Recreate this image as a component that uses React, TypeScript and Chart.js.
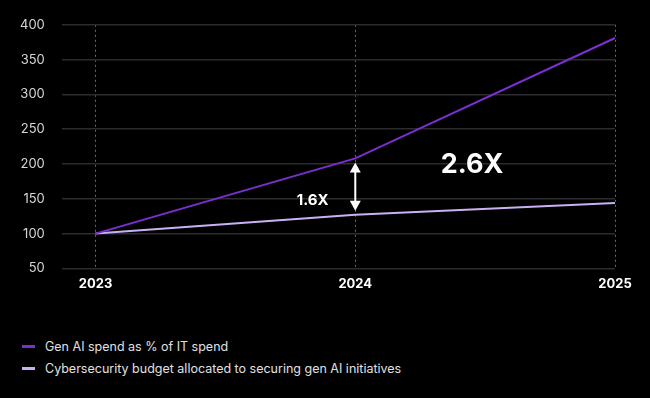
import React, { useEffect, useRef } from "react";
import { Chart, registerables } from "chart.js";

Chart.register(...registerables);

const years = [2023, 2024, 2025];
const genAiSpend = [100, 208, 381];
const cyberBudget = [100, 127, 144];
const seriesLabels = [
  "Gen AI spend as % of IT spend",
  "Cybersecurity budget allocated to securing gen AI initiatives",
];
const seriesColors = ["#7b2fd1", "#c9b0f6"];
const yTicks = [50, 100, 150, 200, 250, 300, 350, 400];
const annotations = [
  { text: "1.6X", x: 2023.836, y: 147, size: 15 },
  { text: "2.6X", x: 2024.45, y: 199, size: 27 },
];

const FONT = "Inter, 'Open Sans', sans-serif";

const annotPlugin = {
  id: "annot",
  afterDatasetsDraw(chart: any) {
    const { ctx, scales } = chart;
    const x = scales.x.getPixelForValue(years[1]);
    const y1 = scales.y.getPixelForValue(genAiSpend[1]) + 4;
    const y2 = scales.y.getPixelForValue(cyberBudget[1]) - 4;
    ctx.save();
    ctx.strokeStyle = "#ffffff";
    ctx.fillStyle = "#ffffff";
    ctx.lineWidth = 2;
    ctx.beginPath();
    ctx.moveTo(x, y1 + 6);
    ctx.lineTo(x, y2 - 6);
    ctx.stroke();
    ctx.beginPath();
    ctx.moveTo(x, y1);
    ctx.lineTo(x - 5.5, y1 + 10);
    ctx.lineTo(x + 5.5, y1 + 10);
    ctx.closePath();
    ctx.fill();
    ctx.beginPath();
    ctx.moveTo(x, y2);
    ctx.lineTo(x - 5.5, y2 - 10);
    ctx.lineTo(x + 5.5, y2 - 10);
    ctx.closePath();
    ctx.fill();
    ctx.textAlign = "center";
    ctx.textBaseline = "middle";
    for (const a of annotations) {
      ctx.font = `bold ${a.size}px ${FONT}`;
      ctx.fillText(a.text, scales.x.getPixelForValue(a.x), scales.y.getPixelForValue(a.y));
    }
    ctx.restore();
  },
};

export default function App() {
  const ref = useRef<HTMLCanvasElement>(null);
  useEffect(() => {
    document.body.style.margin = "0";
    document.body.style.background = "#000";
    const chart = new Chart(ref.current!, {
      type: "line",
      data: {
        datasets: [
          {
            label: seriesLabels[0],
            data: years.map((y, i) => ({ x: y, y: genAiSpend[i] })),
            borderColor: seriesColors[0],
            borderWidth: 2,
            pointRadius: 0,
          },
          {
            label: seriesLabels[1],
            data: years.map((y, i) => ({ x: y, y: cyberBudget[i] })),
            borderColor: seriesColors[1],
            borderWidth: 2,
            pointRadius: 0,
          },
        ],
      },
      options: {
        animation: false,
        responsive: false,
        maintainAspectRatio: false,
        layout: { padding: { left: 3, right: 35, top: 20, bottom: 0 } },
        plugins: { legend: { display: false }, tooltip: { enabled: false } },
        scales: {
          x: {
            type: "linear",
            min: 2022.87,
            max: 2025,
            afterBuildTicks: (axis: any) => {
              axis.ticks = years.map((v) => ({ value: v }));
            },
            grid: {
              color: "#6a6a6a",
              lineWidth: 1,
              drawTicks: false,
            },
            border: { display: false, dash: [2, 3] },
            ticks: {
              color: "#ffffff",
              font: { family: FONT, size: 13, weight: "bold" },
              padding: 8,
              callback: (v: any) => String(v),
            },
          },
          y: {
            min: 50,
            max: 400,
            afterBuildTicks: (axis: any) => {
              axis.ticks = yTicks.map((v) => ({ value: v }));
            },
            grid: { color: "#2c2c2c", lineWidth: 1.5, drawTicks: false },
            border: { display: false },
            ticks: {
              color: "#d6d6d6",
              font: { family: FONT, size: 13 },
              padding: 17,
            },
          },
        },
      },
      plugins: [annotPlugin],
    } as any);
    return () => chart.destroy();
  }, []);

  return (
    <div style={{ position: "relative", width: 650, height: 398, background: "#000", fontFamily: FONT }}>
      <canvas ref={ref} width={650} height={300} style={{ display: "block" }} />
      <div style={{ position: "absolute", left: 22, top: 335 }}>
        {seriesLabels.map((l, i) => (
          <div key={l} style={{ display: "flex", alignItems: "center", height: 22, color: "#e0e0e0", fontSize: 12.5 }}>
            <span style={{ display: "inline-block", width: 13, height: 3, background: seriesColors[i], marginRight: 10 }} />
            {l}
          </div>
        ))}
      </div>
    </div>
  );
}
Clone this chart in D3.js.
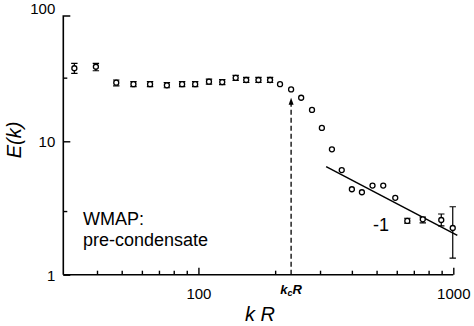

#### [GIVEN INSTRUCTION]
Output all of the data exactly as it stands, minus any images.

#### [WRITTEN SOLUTION]
Recreate this image as a component that uses React, TypeScript and Chart.js.
import React, { useEffect, useRef } from "react";
import { Chart, registerables } from "chart.js";

Chart.register(...registerables);

const years = [2023, 2024, 2025];
const genAiSpend = [100, 208, 381];
const cyberBudget = [100, 127, 144];
const seriesLabels = [
  "Gen AI spend as % of IT spend",
  "Cybersecurity budget allocated to securing gen AI initiatives",
];
const seriesColors = ["#7b2fd1", "#c9b0f6"];
const yTicks = [50, 100, 150, 200, 250, 300, 350, 400];
const annotations = [
  { text: "1.6X", x: 2023.836, y: 147, size: 15 },
  { text: "2.6X", x: 2024.45, y: 199, size: 27 },
];

const FONT = "Inter, 'Open Sans', sans-serif";

const annotPlugin = {
  id: "annot",
  afterDatasetsDraw(chart: any) {
    const { ctx, scales } = chart;
    const x = scales.x.getPixelForValue(years[1]);
    const y1 = scales.y.getPixelForValue(genAiSpend[1]) + 4;
    const y2 = scales.y.getPixelForValue(cyberBudget[1]) - 4;
    ctx.save();
    ctx.strokeStyle = "#ffffff";
    ctx.fillStyle = "#ffffff";
    ctx.lineWidth = 2;
    ctx.beginPath();
    ctx.moveTo(x, y1 + 6);
    ctx.lineTo(x, y2 - 6);
    ctx.stroke();
    ctx.beginPath();
    ctx.moveTo(x, y1);
    ctx.lineTo(x - 5.5, y1 + 10);
    ctx.lineTo(x + 5.5, y1 + 10);
    ctx.closePath();
    ctx.fill();
    ctx.beginPath();
    ctx.moveTo(x, y2);
    ctx.lineTo(x - 5.5, y2 - 10);
    ctx.lineTo(x + 5.5, y2 - 10);
    ctx.closePath();
    ctx.fill();
    ctx.textAlign = "center";
    ctx.textBaseline = "middle";
    for (const a of annotations) {
      ctx.font = `bold ${a.size}px ${FONT}`;
      ctx.fillText(a.text, scales.x.getPixelForValue(a.x), scales.y.getPixelForValue(a.y));
    }
    ctx.restore();
  },
};

export default function App() {
  const ref = useRef<HTMLCanvasElement>(null);
  useEffect(() => {
    document.body.style.margin = "0";
    document.body.style.background = "#000";
    const chart = new Chart(ref.current!, {
      type: "line",
      data: {
        datasets: [
          {
            label: seriesLabels[0],
            data: years.map((y, i) => ({ x: y, y: genAiSpend[i] })),
            borderColor: seriesColors[0],
            borderWidth: 2,
            pointRadius: 0,
          },
          {
            label: seriesLabels[1],
            data: years.map((y, i) => ({ x: y, y: cyberBudget[i] })),
            borderColor: seriesColors[1],
            borderWidth: 2,
            pointRadius: 0,
          },
        ],
      },
      options: {
        animation: false,
        responsive: false,
        maintainAspectRatio: false,
        layout: { padding: { left: 3, right: 35, top: 20, bottom: 0 } },
        plugins: { legend: { display: false }, tooltip: { enabled: false } },
        scales: {
          x: {
            type: "linear",
            min: 2022.87,
            max: 2025,
            afterBuildTicks: (axis: any) => {
              axis.ticks = years.map((v) => ({ value: v }));
            },
            grid: {
              color: "#6a6a6a",
              lineWidth: 1,
              drawTicks: false,
            },
            border: { display: false, dash: [2, 3] },
            ticks: {
              color: "#ffffff",
              font: { family: FONT, size: 13, weight: "bold" },
              padding: 8,
              callback: (v: any) => String(v),
            },
          },
          y: {
            min: 50,
            max: 400,
            afterBuildTicks: (axis: any) => {
              axis.ticks = yTicks.map((v) => ({ value: v }));
            },
            grid: { color: "#2c2c2c", lineWidth: 1.5, drawTicks: false },
            border: { display: false },
            ticks: {
              color: "#d6d6d6",
              font: { family: FONT, size: 13 },
              padding: 17,
            },
          },
        },
      },
      plugins: [annotPlugin],
    } as any);
    return () => chart.destroy();
  }, []);

  return (
    <div style={{ position: "relative", width: 650, height: 398, background: "#000", fontFamily: FONT }}>
      <canvas ref={ref} width={650} height={300} style={{ display: "block" }} />
      <div style={{ position: "absolute", left: 22, top: 335 }}>
        {seriesLabels.map((l, i) => (
          <div key={l} style={{ display: "flex", alignItems: "center", height: 22, color: "#e0e0e0", fontSize: 12.5 }}>
            <span style={{ display: "inline-block", width: 13, height: 3, background: seriesColors[i], marginRight: 10 }} />
            {l}
          </div>
        ))}
      </div>
    </div>
  );
}
Clone this chart in D3.js.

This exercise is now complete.